Start of SUPPLIED MATERIAL
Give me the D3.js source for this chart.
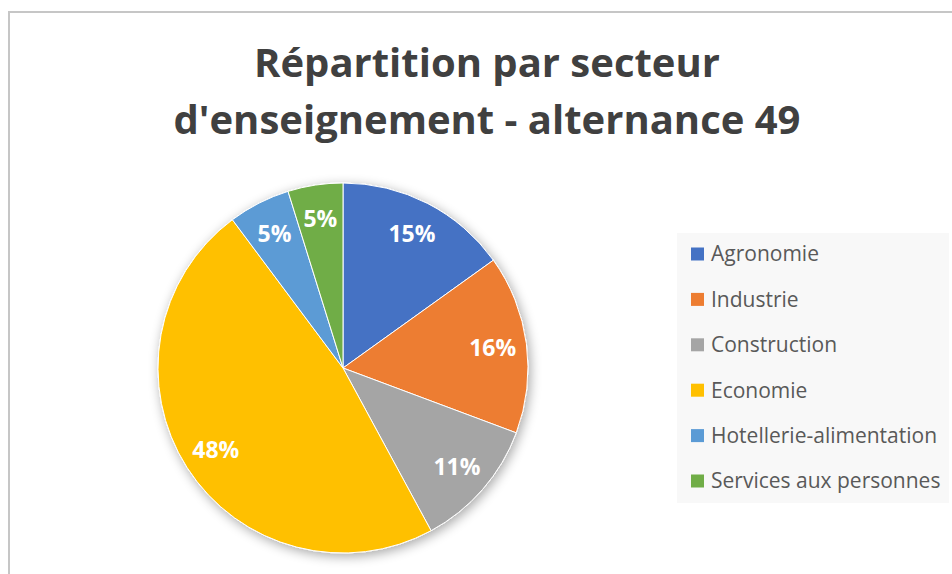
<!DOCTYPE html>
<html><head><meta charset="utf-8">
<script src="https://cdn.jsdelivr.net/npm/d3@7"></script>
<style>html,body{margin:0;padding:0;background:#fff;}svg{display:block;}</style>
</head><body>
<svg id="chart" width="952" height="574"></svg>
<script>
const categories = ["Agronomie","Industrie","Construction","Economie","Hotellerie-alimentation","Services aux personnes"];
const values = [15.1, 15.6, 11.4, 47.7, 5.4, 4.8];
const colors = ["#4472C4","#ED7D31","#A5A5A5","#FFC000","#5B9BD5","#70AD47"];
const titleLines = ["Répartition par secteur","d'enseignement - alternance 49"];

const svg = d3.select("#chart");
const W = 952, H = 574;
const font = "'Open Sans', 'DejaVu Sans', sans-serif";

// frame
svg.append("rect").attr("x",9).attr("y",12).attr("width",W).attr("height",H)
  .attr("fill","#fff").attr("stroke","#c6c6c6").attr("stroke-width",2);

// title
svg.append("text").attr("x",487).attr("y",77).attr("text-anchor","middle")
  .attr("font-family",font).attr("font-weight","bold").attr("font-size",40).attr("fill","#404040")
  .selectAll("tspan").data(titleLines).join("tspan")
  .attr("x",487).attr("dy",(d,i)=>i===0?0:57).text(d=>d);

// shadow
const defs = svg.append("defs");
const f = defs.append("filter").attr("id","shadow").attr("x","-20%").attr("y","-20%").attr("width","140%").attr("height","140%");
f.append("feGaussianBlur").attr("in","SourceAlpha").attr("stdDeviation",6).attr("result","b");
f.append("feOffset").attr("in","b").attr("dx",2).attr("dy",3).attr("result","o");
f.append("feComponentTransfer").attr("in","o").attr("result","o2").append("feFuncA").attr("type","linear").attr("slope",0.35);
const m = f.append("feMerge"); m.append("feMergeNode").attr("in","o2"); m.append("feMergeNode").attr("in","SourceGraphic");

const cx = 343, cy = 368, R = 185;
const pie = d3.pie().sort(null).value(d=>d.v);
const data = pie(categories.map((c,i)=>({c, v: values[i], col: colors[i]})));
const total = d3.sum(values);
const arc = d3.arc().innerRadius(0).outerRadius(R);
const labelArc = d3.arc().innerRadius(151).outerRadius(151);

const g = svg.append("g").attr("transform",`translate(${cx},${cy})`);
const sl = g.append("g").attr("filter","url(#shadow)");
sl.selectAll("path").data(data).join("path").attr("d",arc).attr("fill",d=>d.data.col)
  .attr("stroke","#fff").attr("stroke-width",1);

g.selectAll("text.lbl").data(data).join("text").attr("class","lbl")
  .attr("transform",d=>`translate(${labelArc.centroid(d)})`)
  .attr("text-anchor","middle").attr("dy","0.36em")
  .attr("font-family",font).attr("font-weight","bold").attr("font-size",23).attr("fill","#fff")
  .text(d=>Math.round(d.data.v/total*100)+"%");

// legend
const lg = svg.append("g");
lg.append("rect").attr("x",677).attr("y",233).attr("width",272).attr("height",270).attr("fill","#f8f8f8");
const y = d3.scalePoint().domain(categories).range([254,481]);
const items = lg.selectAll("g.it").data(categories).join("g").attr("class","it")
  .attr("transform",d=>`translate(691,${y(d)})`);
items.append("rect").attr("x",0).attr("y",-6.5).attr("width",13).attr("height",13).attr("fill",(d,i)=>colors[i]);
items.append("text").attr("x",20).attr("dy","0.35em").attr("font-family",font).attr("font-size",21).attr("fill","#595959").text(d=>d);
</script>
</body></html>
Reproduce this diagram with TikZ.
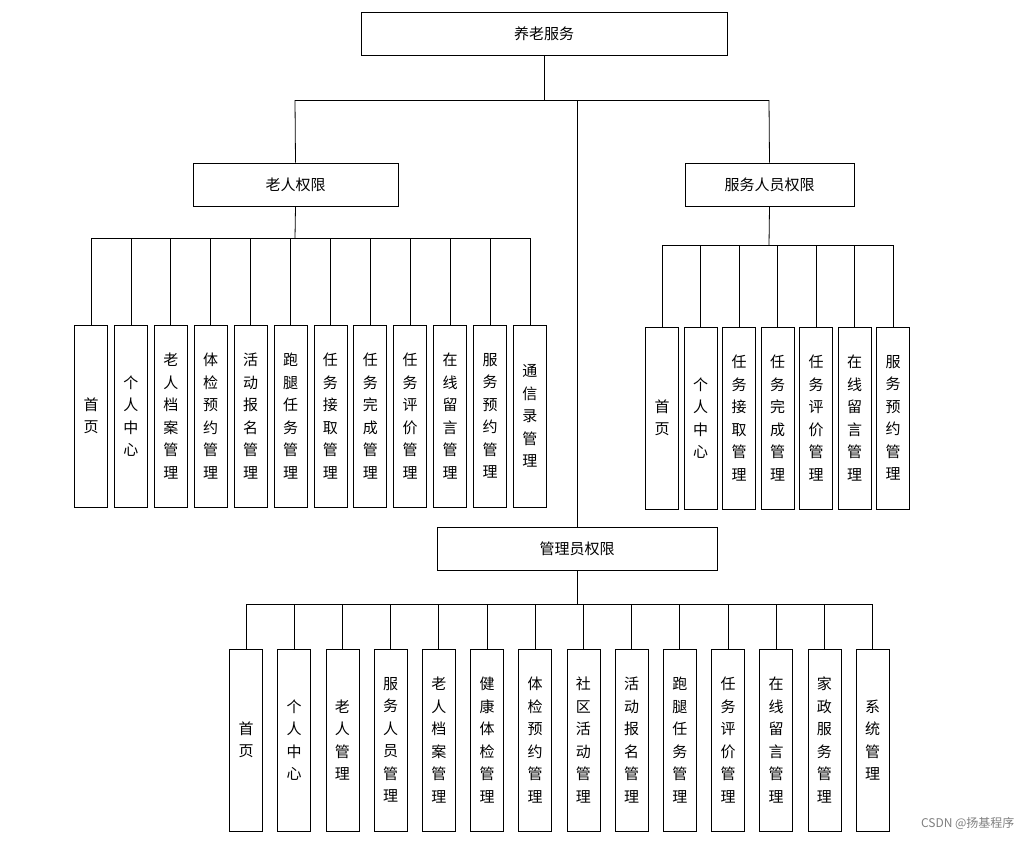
End of SUPPLIED MATERIAL
• **SET TASK**: State how many lines of the material contain the string "this", with no other words.

• **EXPECTED OUTPUT**: 2